(AFP) – Voir Messi à Buenos Aires ou Neymar à Rio? Un luxe onéreux: en Amérique du Sud, où l’amour du football, sport populaire par essence, transcende les classes sociales, prendre place en tribunes pour soutenir son équipe nationale est devenu un privilège réservé aux plus riches.
La frustration monte dans le sous-continent de près d’un demi-milliard d’habitants où l’inflation galopante associée à l’engouement que suscite le ballon rond a fait grimper le prix des billets pour les rencontres de qualification au Mondial-2026, jusqu’à aboutir à une situation absurde: des travées clairsemées pour certains matches le mois dernier.
En Colombie, où le salaire minimum est de 255 euros par mois, le prix moyen d’un siège pour voir jouer la sélection est aujourd’hui de 95 euros. « Il y a des gens qui ont un pouvoir d’achat très élevé ici, mais pour moi c’est impossible », peste auprès de l’AFP Pablo Gonzalez, 49 ans, chargé de l’entretien d’une université à Barranquilla (nord), où jouent les « Cafeteros » affronteront l’Uruguay jeudi.
Plus au sud, en Argentine, l’Albiceleste de Lionel Messi, fierté de tout le pays depuis sa troisième victoire en Coupe du monde l’an dernier au Qatar, attise autant les passions que les frustrations, dans un pays qui connaît une inflation annuelle de 120% et un taux de pauvreté supérieur à 40% de la population.
Pour la réception du Paraguay vendredi, le prix moyen d’un billet est de 110 euros, alors que le salaire mensuel minimum argentin est de 305 euros.

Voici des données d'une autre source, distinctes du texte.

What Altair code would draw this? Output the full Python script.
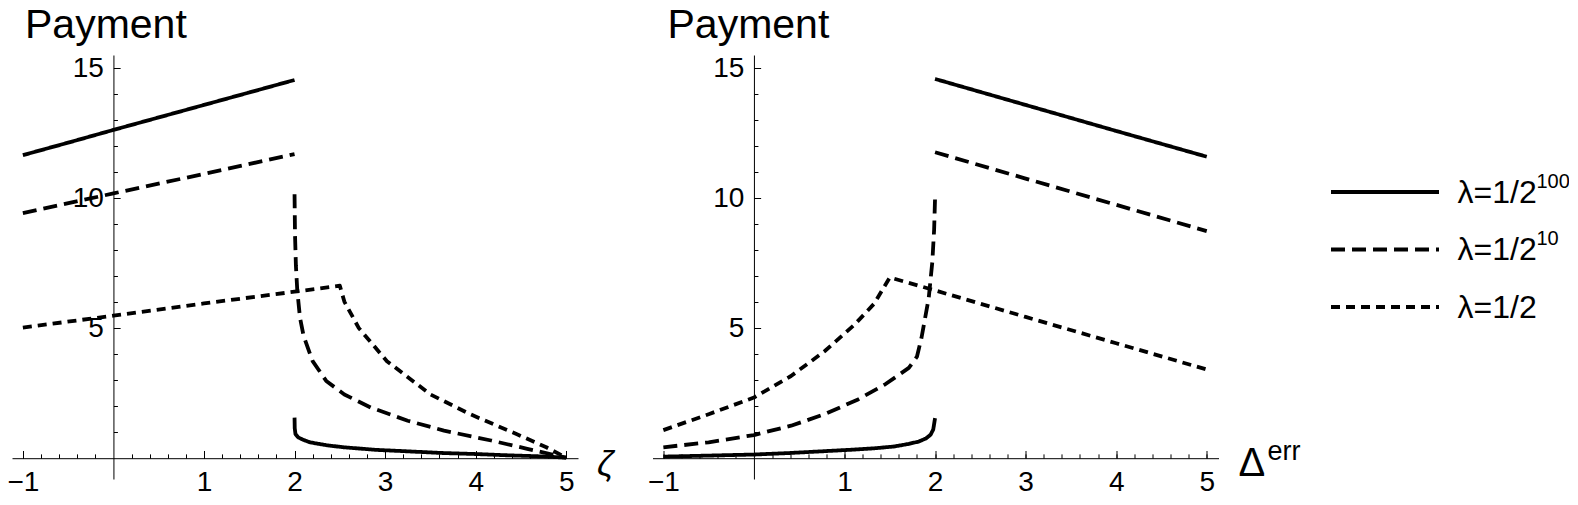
import altair as alt
import pandas as pd

FONT = "Liberation Sans"

SERIES = ["lam100", "lam10", "lam2"]
LEGEND_ROW = [0, 1, 2]
LEGEND_BASE = ["λ=1/2", "λ=1/2", "λ=1/2"]
LEGEND_SUP = ["100", "10", ""]
DASHES = [[1, 0], [14, 7], [9, 6]]

X_MAJOR = [-1, 1, 2, 3, 4, 5]
X_MINOR = [-1.0, -0.8, -0.6, -0.4, -0.2, 0.2, 0.4, 0.6, 0.8, 1.0, 1.2, 1.4, 1.6, 1.8,
           2.0, 2.2, 2.4, 2.6, 2.8, 3.0, 3.2, 3.4, 3.6, 3.8, 4.0, 4.2, 4.4, 4.6, 4.8, 5.0]
Y_MAJOR = [5, 10, 15]
Y_MINOR = [1, 2, 3, 4, 5, 6, 7, 8, 9, 10, 11, 12, 13, 14, 15]

# ---- left panel (zeta) ----
L_SOLID_A_X = [-1, -0.5, 0, 0.5, 1, 1.5, 2]
L_SOLID_A_Y = [11.65, 12.13, 12.62, 13.1, 13.58, 14.06, 14.54]
L_SOLID_B_X = [2.0, 2.002, 2.01, 2.04, 2.1, 2.17, 2.35, 2.54, 2.9, 3.27, 3.63, 4.0, 4.36, 4.73, 5.0]
L_SOLID_B_Y = [1.56, 1.15, 0.93, 0.8, 0.7, 0.61, 0.5, 0.42, 0.32, 0.26, 0.2, 0.16, 0.11, 0.07, 0.02]
L_DASH_A_X = [-1, 0, 1, 2]
L_DASH_A_Y = [9.42, 10.18, 10.93, 11.69]
L_DASH_B_X = [2.0, 2.005, 2.015, 2.03, 2.06, 2.1, 2.2, 2.35, 2.55, 2.84, 3.25, 3.65, 4.17, 4.57, 5.0]
L_DASH_B_Y = [10.15, 8.6, 7.4, 6.46, 5.4, 4.7, 3.73, 2.97, 2.45, 1.95, 1.44, 1.06, 0.68, 0.36, 0.02]
L_DOT_X = [-1, 0, 1, 2, 2.5, 2.55, 2.71, 3.02, 3.5, 3.94, 4.45, 4.78, 5.0]
L_DOT_Y = [5.02, 5.48, 5.95, 6.4, 6.63, 6.02, 5.0, 3.73, 2.45, 1.69, 0.93, 0.42, 0.02]

# ---- right panel (Delta err) ----
R_SOLID_A_X = [-1, -0.5, 0, 0.4, 0.78, 1.1, 1.33, 1.55, 1.71, 1.82, 1.9, 1.95, 1.98, 2.0]
R_SOLID_A_Y = [0.06, 0.1, 0.14, 0.2, 0.27, 0.33, 0.38, 0.45, 0.55, 0.64, 0.76, 0.9, 1.1, 1.54]
R_SOLID_B_X = [2, 3, 4, 5]
R_SOLID_B_Y = [14.58, 13.58, 12.58, 11.59]
R_DASH_A_X = [-1, -0.5, 0, 0.41, 0.78, 1.15, 1.45, 1.71, 1.8, 1.85, 1.93, 1.97, 1.99, 2.0]
R_DASH_A_Y = [0.42, 0.61, 0.89, 1.25, 1.69, 2.26, 2.84, 3.47, 3.9, 4.62, 6.15, 7.55, 8.8, 10.0]
R_DASH_B_X = [2, 3, 4, 5]
R_DASH_B_Y = [11.76, 10.75, 9.74, 8.73]
R_DOT_X = [-1, -0.5, 0, 0.41, 0.78, 1.0, 1.11, 1.33, 1.5, 2, 3, 4, 5]
R_DOT_Y = [1.08, 1.69, 2.33, 3.16, 4.11, 4.79, 5.13, 5.95, 6.95, 6.45, 5.43, 4.42, 3.41]

# ---- layout (styles only) ----
W, H = 566, 424
XDOM = [-1.12, 5.13]
YDOM = [-0.8, 15.5]
SPACING = 74.5
LW = 260
X0_FROM_LEFT = W * (0 - XDOM[0]) / (XDOM[1] - XDOM[0])
Y0_FROM_BOTTOM = H * (0 - YDOM[0]) / (YDOM[1] - YDOM[0])


def build(segments):
    rows = []
    for series, seg, xs, ys in segments:
        for i, (xv, yv) in enumerate(zip(xs, ys)):
            rows.append({"series": series, "seg": seg, "i": i, "x": xv, "y": yv})
    return pd.DataFrame(rows)


left_df = build([
    ("lam100", "s_a", L_SOLID_A_X, L_SOLID_A_Y),
    ("lam100", "s_b", L_SOLID_B_X, L_SOLID_B_Y),
    ("lam10", "d_a", L_DASH_A_X, L_DASH_A_Y),
    ("lam10", "d_b", L_DASH_B_X, L_DASH_B_Y),
    ("lam2", "o_a", L_DOT_X, L_DOT_Y),
])
right_df = build([
    ("lam100", "s_a", R_SOLID_A_X, R_SOLID_A_Y),
    ("lam100", "s_b", R_SOLID_B_X, R_SOLID_B_Y),
    ("lam10", "d_a", R_DASH_A_X, R_DASH_A_Y),
    ("lam10", "d_b", R_DASH_B_X, R_DASH_B_Y),
    ("lam2", "o_a", R_DOT_X, R_DOT_Y),
])


def text_layer(txt, px, py, size, style="normal"):
    return alt.Chart(pd.DataFrame({"t": [txt]})).mark_text(
        align="left", baseline="alphabetic", font=FONT, fontSize=size,
        fontStyle=style, color="black").encode(
        x=alt.value(px), y=alt.value(py), text="t:N")


def panel(df, annotations):
    xs = alt.Scale(domain=XDOM, nice=False, zero=False)
    ys = alt.Scale(domain=YDOM, nice=False, zero=False)
    base = alt.Chart(df)

    label_x = alt.Axis(orient="bottom", offset=-Y0_FROM_BOTTOM, values=X_MAJOR, ticks=False,
                       tickSize=0, labelPadding=10, labelBaseline="top", labelFont=FONT,
                       labelFontSize=28, labelColor="black", domainColor="black",
                       domainWidth=1, grid=False, title=None, labelOverlap=False,
                       labelFlush=False)
    label_y = alt.Axis(orient="left", offset=-X0_FROM_LEFT, values=Y_MAJOR, ticks=False,
                       tickSize=0, labelPadding=10, labelFont=FONT, labelFontSize=28,
                       labelColor="black", domainColor="black", domainWidth=1, grid=False,
                       title=None, labelOverlap=False, labelFlush=False)

    def tick_axes(xvals, xsize, yvals, ysize):
        ax = alt.Axis(orient="top", offset=-(H - Y0_FROM_BOTTOM), values=xvals, labels=False,
                      domain=False, tickSize=xsize, tickColor="black", tickWidth=1,
                      grid=False, title=None)
        ay = alt.Axis(orient="right", offset=-(W - X0_FROM_LEFT), values=yvals, labels=False,
                      domain=False, tickSize=ysize, tickColor="black", tickWidth=1,
                      grid=False, title=None)
        return ax, ay

    ax_min, ay_min = tick_axes(X_MINOR, 4.3, Y_MINOR, 4)
    ax_maj, ay_maj = tick_axes(X_MAJOR, 7.7, Y_MAJOR, 6.7)

    minor = base.mark_line(strokeOpacity=0).encode(
        x=alt.X("x:Q", scale=xs, axis=ax_min), y=alt.Y("y:Q", scale=ys, axis=ay_min),
        detail="seg:N")
    major = base.mark_line(strokeOpacity=0).encode(
        x=alt.X("x:Q", scale=xs, axis=ax_maj), y=alt.Y("y:Q", scale=ys, axis=ay_maj),
        detail="seg:N")
    lines = base.mark_line(color="black", strokeWidth=3.8, strokeCap="butt",
                           strokeJoin="round").encode(
        x=alt.X("x:Q", scale=xs, axis=label_x),
        y=alt.Y("y:Q", scale=ys, axis=label_y),
        strokeDash=alt.StrokeDash("series:N", scale=alt.Scale(domain=SERIES, range=DASHES),
                                  legend=None),
        detail="seg:N",
        order=alt.Order("i:Q"),
    )
    layers = [minor, major, lines]
    for args in annotations:
        layers.append(text_layer(*args))
    return alt.layer(*layers).resolve_axis(x="independent", y="independent").properties(
        width=W, height=H)


left = panel(left_df, [("Payment", 13, -17, 41),
                       ("ζ", 585, 421, 36, "italic")])
right = panel(right_df, [("Payment", 15, -17, 41),
                         ("Δ", 586, 421, 40), ("err", 615, 405, 27)])

leg_df = pd.DataFrame({"series": SERIES, "row": LEGEND_ROW, "base": LEGEND_BASE,
                       "sup": LEGEND_SUP})
leg_y = alt.Y("row:Q", scale=alt.Scale(domain=[0, 2], range=[136.9, 251.9], nice=False,
                                       zero=False), axis=None)
leg_base = alt.Chart(leg_df)
leg_lines = leg_base.mark_rule(color="black", strokeWidth=4, strokeCap="butt").encode(
    x=alt.value(38), x2=alt.value(146), y=leg_y,
    strokeDash=alt.StrokeDash("series:N", scale=alt.Scale(domain=SERIES, range=DASHES),
                              legend=None))
leg_text = leg_base.mark_text(align="left", baseline="alphabetic", dy=11, font=FONT,
                              fontSize=32, color="black").encode(
    x=alt.value(164.5), y=leg_y, text="base:N")
leg_sup = leg_base.mark_text(align="left", baseline="alphabetic", dy=-4, font=FONT,
                             fontSize=20, color="black").encode(
    x=alt.value(243.5), y=leg_y, text="sup:N")
legend = alt.layer(leg_lines, leg_text, leg_sup).properties(width=LW, height=H)

chart = alt.hconcat(left, right, legend, spacing=SPACING, bounds="flush").properties(
    padding={"left": -2, "top": -3, "right": -1, "bottom": 0},
).configure_view(strokeWidth=0)

chart.save("out.html", embed_options={"renderer": "svg", "actions": False})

Un abonnement sur trois ans assorti de privilèges divers peut, lui, coûter jusqu’à 13.000 euros.
De tels prix rendent « exclusif quelque chose d’aussi populaire que le football », déplore auprès de l’agence argentine Télam une supportrice, Candela Thompson.
Sans directement condamner les tarifs pratiqués, le sélectionneur des champions du monde, Lionel Scaloni, a lui-même révélé en septembre qu’il dépensait des milliers de pesos argentins pour offrir des billets à ses proches. « Cela me coûte beaucoup, comme tout le monde. Mais ce n’est pas moi qui fixe le prix des billets », a-t-il dit en conférence de presse. « Si cela ne tenait qu’à moi, les gens iraient gratuitement » aux matches.
– « Besoin d’un stade plein » –
Au Brésil voisin, les prix ont fortement augmenté en un mois. Lors de la première journée des qualifications, il fallait débourser en moyenne 325 réais (environ 60 euros) pour assister au match des quintuples champions du monde face à la Bolivie, le 8 septembre, à Belem (nord), une rencontre jouée à guichets fermés.
Pour le match de jeudi face au Venezuela, à Cuiaba (centre-ouest), le prix moyen des billets est de 500 réais (92 euros), soit presque 38% du salaire minimum brésilien.
Et malgré le désamour du public brésilien vis-a-vis de sa Seleçao depuis la débâcle du Mondial-2014 à domicile, avec le 7-1 fatidique face à l’Allemagne en demi-finale, les prix des places devraient encore être élevés lors du choc contre l’Argentine, le 21 novembre, au mythique stade Maracana de Rio de Janeiro.
Populaire au Chili en raison notamment des ses origines modestes, le milieu de terrain et capitaine Arturo Vidal admet sans détours que « les billets sont chers ».
« On a déjà dit au président (de la fédération Pablo Milad) de les baisser un peu car on a besoin d’un stade plein », avait-il confié avant la réception de la Colombie en septembre.
Selon la presse chilienne, il avait fallu plus de temps qu’à l’accoutumée pour que soient vendus l’ensemble des quelque 45.000 billets au Monumental de Santiago.
Au même moment, en Uruguay, la Fédération nationale (AUF) avait fait son mea culpa pour les travées parsemées du Centenario de Montevideo à l’occasion des débuts officiels de Marcelo Bielsa à la tête de la Celeste.
« On a fait une erreur », avait admis son président Ignacio Alonso. « Sur les 40.000 places, on a vendu 31.500 billets. Il manque 8.500 personnes à cause du prix », avait-il dit, promettant un ajustement. Pour la venue du Brésil, le 18 octobre, le prix des billets sera un peu moins cher.